**Given instruction**
It is required that the lines from the top of the listing through the line with "const stLimit = [0.6, -0.6]; // v_p*, v_n*" be reproduced exactly, excluding pictures.

**Information supplied**
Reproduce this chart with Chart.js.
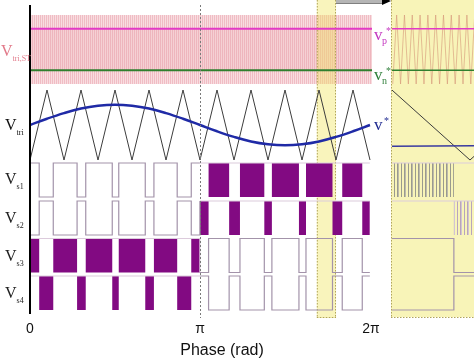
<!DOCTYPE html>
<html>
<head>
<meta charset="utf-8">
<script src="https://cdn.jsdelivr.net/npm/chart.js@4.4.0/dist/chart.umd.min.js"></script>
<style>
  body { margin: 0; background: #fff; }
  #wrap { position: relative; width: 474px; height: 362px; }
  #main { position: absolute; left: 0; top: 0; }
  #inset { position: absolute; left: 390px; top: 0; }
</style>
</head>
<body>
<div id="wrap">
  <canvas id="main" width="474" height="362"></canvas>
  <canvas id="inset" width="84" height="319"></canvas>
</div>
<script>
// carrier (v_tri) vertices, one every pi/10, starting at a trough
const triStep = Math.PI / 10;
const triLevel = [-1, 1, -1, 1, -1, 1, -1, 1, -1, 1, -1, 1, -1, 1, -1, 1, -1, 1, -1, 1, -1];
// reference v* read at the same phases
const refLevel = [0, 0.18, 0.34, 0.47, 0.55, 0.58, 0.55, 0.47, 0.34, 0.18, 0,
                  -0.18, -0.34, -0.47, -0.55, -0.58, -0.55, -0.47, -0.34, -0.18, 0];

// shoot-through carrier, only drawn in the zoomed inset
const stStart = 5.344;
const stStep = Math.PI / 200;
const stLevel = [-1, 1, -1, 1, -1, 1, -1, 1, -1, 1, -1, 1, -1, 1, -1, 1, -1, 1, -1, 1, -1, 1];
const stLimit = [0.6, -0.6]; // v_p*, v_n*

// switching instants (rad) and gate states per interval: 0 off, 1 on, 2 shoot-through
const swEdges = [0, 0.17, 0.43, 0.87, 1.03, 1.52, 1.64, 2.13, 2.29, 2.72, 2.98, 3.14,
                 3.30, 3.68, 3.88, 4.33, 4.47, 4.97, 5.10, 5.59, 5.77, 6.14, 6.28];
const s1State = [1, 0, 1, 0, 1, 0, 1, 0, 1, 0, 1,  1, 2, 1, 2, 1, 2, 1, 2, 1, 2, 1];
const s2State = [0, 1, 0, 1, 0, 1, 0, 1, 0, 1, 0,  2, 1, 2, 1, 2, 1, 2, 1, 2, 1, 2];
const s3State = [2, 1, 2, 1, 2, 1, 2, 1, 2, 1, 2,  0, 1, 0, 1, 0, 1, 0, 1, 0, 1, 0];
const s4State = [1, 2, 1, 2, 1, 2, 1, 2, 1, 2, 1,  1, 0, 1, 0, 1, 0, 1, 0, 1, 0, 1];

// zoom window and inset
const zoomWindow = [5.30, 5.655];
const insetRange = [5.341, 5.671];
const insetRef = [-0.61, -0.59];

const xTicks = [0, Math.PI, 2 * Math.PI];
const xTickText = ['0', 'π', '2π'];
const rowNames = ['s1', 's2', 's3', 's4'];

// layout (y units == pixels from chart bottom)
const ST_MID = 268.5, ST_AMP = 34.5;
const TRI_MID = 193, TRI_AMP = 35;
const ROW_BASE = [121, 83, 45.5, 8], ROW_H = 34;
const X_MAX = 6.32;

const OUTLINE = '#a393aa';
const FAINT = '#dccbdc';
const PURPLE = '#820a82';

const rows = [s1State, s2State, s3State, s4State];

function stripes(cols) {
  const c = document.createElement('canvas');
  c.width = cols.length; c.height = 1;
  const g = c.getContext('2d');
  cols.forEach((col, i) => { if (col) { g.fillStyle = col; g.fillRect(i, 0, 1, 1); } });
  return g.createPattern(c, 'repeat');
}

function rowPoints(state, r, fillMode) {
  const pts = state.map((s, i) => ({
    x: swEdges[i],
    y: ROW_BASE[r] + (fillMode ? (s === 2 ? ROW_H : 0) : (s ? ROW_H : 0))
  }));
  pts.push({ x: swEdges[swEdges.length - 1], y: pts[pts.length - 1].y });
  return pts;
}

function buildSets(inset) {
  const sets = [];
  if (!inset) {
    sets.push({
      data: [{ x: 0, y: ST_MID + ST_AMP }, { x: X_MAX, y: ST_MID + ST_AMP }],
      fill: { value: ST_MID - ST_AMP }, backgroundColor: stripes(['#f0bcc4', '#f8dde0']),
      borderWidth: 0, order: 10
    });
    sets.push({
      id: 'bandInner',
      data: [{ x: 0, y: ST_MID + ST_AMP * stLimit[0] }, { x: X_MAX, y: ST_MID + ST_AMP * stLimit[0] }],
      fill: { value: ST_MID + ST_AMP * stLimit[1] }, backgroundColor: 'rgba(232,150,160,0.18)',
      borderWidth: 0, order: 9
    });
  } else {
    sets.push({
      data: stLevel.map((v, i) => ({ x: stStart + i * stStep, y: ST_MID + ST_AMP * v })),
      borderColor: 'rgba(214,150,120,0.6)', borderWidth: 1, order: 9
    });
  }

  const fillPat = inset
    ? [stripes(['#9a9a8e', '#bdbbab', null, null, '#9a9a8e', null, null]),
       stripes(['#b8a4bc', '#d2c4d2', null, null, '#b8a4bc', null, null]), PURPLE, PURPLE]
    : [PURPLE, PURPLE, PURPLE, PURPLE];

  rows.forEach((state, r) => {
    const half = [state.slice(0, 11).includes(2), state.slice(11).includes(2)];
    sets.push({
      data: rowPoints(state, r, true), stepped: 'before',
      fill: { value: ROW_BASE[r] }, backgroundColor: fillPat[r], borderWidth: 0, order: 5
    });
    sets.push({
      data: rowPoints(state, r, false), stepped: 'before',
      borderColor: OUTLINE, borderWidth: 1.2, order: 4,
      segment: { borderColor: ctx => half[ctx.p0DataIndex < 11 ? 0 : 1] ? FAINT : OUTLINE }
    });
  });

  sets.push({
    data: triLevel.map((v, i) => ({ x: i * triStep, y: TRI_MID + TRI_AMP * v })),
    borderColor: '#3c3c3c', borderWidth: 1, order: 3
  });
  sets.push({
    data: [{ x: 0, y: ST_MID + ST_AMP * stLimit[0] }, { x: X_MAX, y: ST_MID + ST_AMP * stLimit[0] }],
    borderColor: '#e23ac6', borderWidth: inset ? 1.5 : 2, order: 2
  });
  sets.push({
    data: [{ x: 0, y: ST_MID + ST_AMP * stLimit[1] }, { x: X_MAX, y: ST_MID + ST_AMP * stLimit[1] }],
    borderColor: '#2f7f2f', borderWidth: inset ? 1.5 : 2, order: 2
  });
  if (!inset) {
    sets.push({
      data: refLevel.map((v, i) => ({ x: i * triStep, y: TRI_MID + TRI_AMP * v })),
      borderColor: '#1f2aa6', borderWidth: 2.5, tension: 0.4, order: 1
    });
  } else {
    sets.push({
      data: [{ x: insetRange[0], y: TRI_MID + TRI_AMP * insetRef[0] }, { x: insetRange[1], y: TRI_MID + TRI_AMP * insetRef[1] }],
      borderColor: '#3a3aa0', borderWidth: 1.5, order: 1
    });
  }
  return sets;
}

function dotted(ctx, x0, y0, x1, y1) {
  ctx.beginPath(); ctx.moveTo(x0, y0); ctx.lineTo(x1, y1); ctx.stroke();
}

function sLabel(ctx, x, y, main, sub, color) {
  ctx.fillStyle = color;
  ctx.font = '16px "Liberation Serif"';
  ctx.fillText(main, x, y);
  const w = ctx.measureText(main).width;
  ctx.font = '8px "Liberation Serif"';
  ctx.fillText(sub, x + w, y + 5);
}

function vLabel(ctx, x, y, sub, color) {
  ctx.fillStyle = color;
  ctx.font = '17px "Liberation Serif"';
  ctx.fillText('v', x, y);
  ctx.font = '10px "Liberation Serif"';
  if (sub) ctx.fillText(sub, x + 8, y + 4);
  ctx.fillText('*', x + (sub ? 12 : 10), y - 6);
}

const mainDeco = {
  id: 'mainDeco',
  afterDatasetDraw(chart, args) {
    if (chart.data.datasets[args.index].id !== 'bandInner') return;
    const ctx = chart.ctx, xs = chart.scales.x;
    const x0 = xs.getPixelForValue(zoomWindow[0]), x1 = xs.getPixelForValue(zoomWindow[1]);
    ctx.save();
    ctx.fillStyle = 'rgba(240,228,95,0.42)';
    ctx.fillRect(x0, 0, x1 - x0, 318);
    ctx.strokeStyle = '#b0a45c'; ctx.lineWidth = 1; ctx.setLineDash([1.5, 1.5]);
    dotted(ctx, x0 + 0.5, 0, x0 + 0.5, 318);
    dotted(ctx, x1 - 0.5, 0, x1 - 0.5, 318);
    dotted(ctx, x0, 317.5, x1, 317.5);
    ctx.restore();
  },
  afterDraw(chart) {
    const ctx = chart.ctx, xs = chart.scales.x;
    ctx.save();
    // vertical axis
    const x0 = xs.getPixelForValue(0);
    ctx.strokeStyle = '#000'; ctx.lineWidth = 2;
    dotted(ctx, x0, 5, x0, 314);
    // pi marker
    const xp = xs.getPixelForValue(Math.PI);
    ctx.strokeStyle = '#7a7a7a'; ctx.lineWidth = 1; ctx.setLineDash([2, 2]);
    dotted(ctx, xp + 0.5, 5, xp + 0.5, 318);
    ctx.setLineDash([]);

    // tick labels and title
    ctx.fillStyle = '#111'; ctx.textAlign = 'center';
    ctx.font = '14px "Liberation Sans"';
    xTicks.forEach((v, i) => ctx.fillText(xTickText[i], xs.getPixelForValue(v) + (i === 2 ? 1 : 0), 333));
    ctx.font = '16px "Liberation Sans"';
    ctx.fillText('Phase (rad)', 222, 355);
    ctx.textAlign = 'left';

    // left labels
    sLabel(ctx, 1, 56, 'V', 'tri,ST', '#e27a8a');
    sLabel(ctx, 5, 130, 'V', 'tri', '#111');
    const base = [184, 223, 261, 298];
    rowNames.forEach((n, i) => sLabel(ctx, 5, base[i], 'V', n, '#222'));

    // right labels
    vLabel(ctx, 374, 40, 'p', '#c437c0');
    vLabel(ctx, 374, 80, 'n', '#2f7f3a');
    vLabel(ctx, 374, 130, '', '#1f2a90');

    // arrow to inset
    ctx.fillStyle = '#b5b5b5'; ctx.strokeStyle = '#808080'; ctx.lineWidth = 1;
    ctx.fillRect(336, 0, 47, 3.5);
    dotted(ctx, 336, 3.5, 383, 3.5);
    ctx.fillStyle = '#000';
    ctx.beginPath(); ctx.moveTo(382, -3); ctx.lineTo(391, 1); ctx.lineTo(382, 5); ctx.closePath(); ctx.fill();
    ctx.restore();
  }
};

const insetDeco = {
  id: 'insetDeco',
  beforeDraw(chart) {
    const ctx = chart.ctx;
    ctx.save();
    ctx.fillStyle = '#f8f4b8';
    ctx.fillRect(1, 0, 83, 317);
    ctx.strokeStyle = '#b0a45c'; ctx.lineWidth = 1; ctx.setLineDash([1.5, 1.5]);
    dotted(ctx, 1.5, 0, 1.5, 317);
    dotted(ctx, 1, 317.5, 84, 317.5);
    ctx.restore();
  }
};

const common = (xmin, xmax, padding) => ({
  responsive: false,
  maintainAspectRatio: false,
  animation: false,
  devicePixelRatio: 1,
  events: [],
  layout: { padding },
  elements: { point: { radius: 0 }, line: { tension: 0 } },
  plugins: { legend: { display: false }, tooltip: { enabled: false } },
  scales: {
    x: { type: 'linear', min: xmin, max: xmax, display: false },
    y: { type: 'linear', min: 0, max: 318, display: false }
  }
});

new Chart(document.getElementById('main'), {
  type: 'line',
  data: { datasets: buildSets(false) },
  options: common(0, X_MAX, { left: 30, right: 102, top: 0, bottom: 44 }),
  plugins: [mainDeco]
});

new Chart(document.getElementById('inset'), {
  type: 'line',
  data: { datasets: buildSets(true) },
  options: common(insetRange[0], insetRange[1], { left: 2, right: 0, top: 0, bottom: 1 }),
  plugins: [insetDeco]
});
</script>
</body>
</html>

**Finished exercise**
Reproduce this chart with Chart.js.
<!DOCTYPE html>
<html>
<head>
<meta charset="utf-8">
<script src="https://cdn.jsdelivr.net/npm/chart.js@4.4.0/dist/chart.umd.min.js"></script>
<style>
  body { margin: 0; background: #fff; }
  #wrap { position: relative; width: 474px; height: 362px; }
  #main { position: absolute; left: 0; top: 0; }
  #inset { position: absolute; left: 390px; top: 0; }
</style>
</head>
<body>
<div id="wrap">
  <canvas id="main" width="474" height="362"></canvas>
  <canvas id="inset" width="84" height="319"></canvas>
</div>
<script>
// carrier (v_tri) vertices, one every pi/10, starting at a trough
const triStep = Math.PI / 10;
const triLevel = [-1, 1, -1, 1, -1, 1, -1, 1, -1, 1, -1, 1, -1, 1, -1, 1, -1, 1, -1, 1, -1];
// reference v* read at the same phases
const refLevel = [0, 0.18, 0.34, 0.47, 0.55, 0.58, 0.55, 0.47, 0.34, 0.18, 0,
                  -0.18, -0.34, -0.47, -0.55, -0.58, -0.55, -0.47, -0.34, -0.18, 0];

// shoot-through carrier, only drawn in the zoomed inset
const stStart = 5.344;
const stStep = Math.PI / 200;
const stLevel = [-1, 1, -1, 1, -1, 1, -1, 1, -1, 1, -1, 1, -1, 1, -1, 1, -1, 1, -1, 1, -1, 1];
const stLimit = [0.6, -0.6]; // v_p*, v_n*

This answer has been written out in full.